Par contre, l’échec au second tour est assuré même en cas d’union au premier, sauf à drainer une grande partie des abstentionnistes. Le défi que posent la mauvaise humeur des Insoumis et l’inertie des écologistes quant à l’issue de la bataille de l’union ne doit pas faire oublier que la mobilisation des abstentionnistes et mal inscrits reste bien l’enjeu principal de la gauche dans les semaines qui viennent.  

Dario Ciprut, 3 février 2022

[1] C’est le sobriquet dont les trois candidats que l’on n’oserait pas qualifier de trop, pour une fois unanimes, lui réservent avec insistance.

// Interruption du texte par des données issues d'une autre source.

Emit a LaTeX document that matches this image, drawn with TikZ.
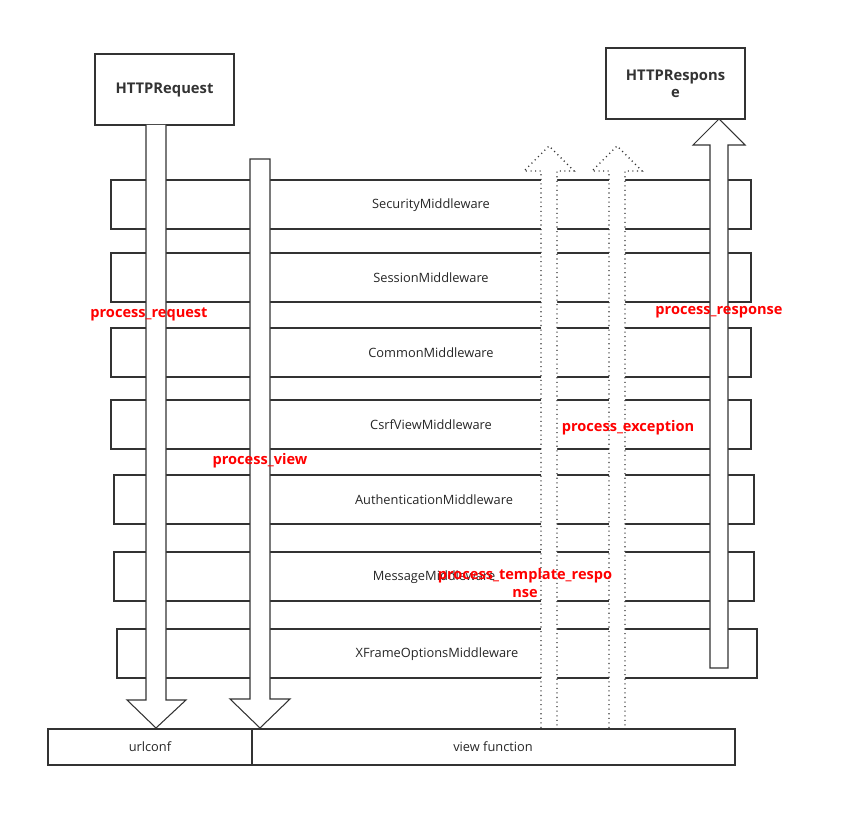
\documentclass[tikz,border=0pt]{standalone}
\usepackage{fontspec}
\setmainfont{Open Sans}
\begin{document}
\begin{tikzpicture}[x=0.02cm,y=-0.02cm,
  box/.style={draw=black!80,line width=0.6pt},
  mw/.style={font=\fontsize{7.3}{8}\selectfont,text=black!85},
  arr/.style={draw=black!80,fill=white,line width=0.6pt,line join=miter},
  dotarr/.style={arr,dotted,line width=0.8pt},
  lab/.style={font=\bfseries\fontsize{8.3}{10}\selectfont,text=red},
  big/.style={font=\bfseries\fontsize{8.4}{10}\selectfont,text=black!80,align=center}]
\useasboundingbox (0,0) rectangle (863,827);
% middleware rows
\foreach \x/\y/\t/\n in {111/180/SecurityMiddleware/a,111/253/SessionMiddleware/b,111/328/CommonMiddleware/c,111/400/CsrfViewMiddleware/d,114/475/AuthenticationMiddleware/e,114/552/MessageMiddleware/f,117/629/XFrameOptionsMiddleware/g}{
  \draw[box] (\x,\y) rectangle ++(640,49);
  \node[mw] (\n) at (\x+320,\y+25) {\t};
}
% top boxes
\draw[box] (95,54) rectangle (234,125);
\node[big] (req) at (164.5,90) {HTTPRequest};
\draw[box] (606,48) rectangle (745,119);
\node[big] (resp) at (675.5,84) {HTTPRespons\\e};
% bottom boxes
\draw[box] (48,729) rectangle (252,765);
\node[mw] (url) at (150,747) {urlconf};
\draw[box] (252,729) rectangle (735,765);
\node[mw] (view) at (493,747) {view function};
% down arrows
\draw[arr] (146,125) -- (146,700) -- (127,700) -- (156,728) -- (186,700) -- (166,700) -- (166,125);
\draw[arr] (250,159) -- (250,699) -- (230,699) -- (260,728) -- (290,699) -- (270,699) -- (270,159) -- cycle;
% dotted up arrows
\draw[dotarr] (541,728) -- (541,171) -- (524,171) -- (549,146) -- (574,171) -- (557,171) -- (557,728);
\draw[dotarr] (609,728) -- (609,171) -- (592,171) -- (617,146) -- (642,171) -- (625,171) -- (625,728);
% up arrow
\draw[arr] (710,668) -- (710,145) -- (693,145) -- (719,119) -- (745,145) -- (728,145) -- (728,668) -- cycle;
% labels
\node[lab] (l1) at (149,314) {process\_request};
\node[lab] (l2) at (260,461) {process\_view};
\node[lab] (l3) at (719,312) {process\_response};
\node[lab] (l4) at (628,428) {process\_exception};
\node[lab,align=center] (l5) at (525,583) {process\_template\_respo\\nse};
\end{tikzpicture}
\end{document}
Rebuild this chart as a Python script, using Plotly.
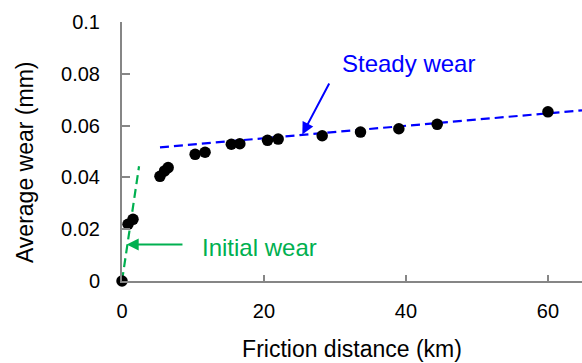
import plotly.graph_objects as go

distance_km = [0, 0.85, 1.55, 5.35, 6.0, 6.5, 10.3, 11.7, 15.4, 16.6, 20.5, 22.0, 28.2, 33.6, 39.0, 44.4, 60.0]
wear_mm = [0, 0.0219, 0.0238, 0.0404, 0.0425, 0.0438, 0.0489, 0.0497, 0.0528, 0.0530, 0.0543, 0.0548, 0.0561, 0.0575, 0.0588, 0.0605, 0.0653]

initial_x = [0, 2.4]
initial_y = [0, 0.0443]
steady_x = [5.35, 64.8]
steady_y = [0.0516, 0.0659]

x_ticks = [0, 20, 40, 60]
y_ticks = [0, 0.02, 0.04, 0.06, 0.08, 0.1]
y_tick_text = ["0", "0.02", "0.04", "0.06", "0.08", "0.1"]

GREEN = "#00b050"
BLUE = "#0000ff"
AXIS = "#868686"
FONT = "Liberation Sans, Arial, sans-serif"

fig = go.Figure()
fig.add_trace(go.Scatter(x=initial_x, y=initial_y, mode="lines",
                         line=dict(color=GREEN, width=2.2, dash="9px,5px"),
                         cliponaxis=False, showlegend=False))
fig.add_trace(go.Scatter(x=steady_x, y=steady_y, mode="lines",
                         line=dict(color=BLUE, width=2.2, dash="9px,5px"),
                         cliponaxis=False, showlegend=False))
fig.add_trace(go.Scatter(x=distance_km, y=wear_mm, mode="markers",
                         marker=dict(color="black", size=11.5),
                         cliponaxis=False, showlegend=False))

fig.add_annotation(x=25.4, y=0.0566, ax=29.3, ay=0.0768, axref="x", ayref="y",
                   text="", showarrow=True, arrowhead=2, arrowsize=1.2,
                   arrowwidth=2, arrowcolor=BLUE)
fig.add_annotation(x=40.3, y=0.0841, text="Steady wear", showarrow=False,
                   font=dict(family=FONT, size=24, color=BLUE))
fig.add_annotation(x=0.66, y=0.01405, ax=8.73, ay=0.01405, axref="x", ayref="y",
                   text="", showarrow=True, arrowhead=2, arrowsize=1.2,
                   arrowwidth=2, arrowcolor=GREEN)
fig.add_annotation(x=11.0, y=0.0131, text="Initial wear", showarrow=False,
                   xanchor="left", font=dict(family=FONT, size=24, color=GREEN))
# y-axis title (placed as annotation to match reference's vertical offset)
fig.add_annotation(xref="paper", yref="paper", x=-0.211, y=0.459,
                   xanchor="center", yanchor="middle",
                   text="Average wear (mm)", textangle=-90, showarrow=False,
                   font=dict(family=FONT, size=23, color="black"))

fig.update_layout(
    width=582, height=363,
    margin=dict(l=122, r=0, t=22, b=82),
    paper_bgcolor="white", plot_bgcolor="white",
    font=dict(family=FONT, size=20, color="black"),
    xaxis=dict(range=[0, 64.8], tickvals=x_ticks, showgrid=False, zeroline=False,
               showline=True, linecolor=AXIS, linewidth=2,
               ticks="inside", ticklen=6, tickcolor=AXIS, tickwidth=1.5,
               ticklabelstandoff=11,
               title=dict(text="Friction distance (km)", font=dict(size=23), standoff=20)),
    yaxis=dict(range=[0, 0.1], tickvals=y_ticks, ticktext=y_tick_text,
               showgrid=False, zeroline=False,
               showline=True, linecolor=AXIS, linewidth=2,
               ticks="inside", ticklen=8, tickcolor=AXIS, tickwidth=1.5,
               ticklabelstandoff=16),
)

fig.write_html("out.html")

[2] Soit un taux de participation de 84.1% des 467'000 inscrits, taux qui fera date, et mesure l’intérêt d’une population probablement représentative du « peuple de gauche » réputé inatteignable, dont une fraction de jeunes et d’abstentionnistes endurcis tirés de leur torpeur ! Il faut ajouter de suite que, contrairement aux sondages auxquels les concurrents tentent abusivement de l’assimiler, cette consultation n’a jamais prétendu à refléter l’avis de l’électorat national.

[3] A ce propos, lire sous https://bit.ly/3IYVSKI les attendus de la grand messe sorbonnarde organisée par l’ « Observatoire du décolonialisme ».

[4] Sur cet épisode peu glorieux pour le PS et ses « alliés » de gauche, lire la crâne réaction de C. Taubira dans Zadig en 2020 (https://bit.ly/3se3iTh), où elle se dit prête à recommencer. On voit qu’elle a tenu parole.

[5] Voir p.ex. le blog de François Hoog (https://bit.ly/3LfnnBJ) du 29 janvier typique de cette verve pédantesque.

[6] Lire la version intégrale sous https://bit.ly/3AHBtXH.

[7] Voir le communiqué de la France Insoumise qu’il signe en tant que porte-parole sous https://bit.ly/3r6m3ZT

[8] Voir le contrat de rassemblement qui lui sera proposé sous https://bit.ly/3H0I8ye .

[9] François Hollande, qui trépigne de se représenter, alors qu’il fait l’objet d’une profonde détestation dans tous les milieux, en particulier populaires, reprend au vol que « la note n’est pas un vote » (voir https://bit.ly/3KXcggq).

[10] https://bit.ly/3ugohaQ

[11] Notamment mis en lumière par l’article de Frustration Magazine et la vidéo disponible sur le Media TV (https://bit.ly/3uninVm).

[12] Entretien à Libération du 20 janvier : https://bit.ly/3INGH6W

[13] Merci à Patricia Martinez qui me les a fournis sur le SAV de la Primaire Populaire.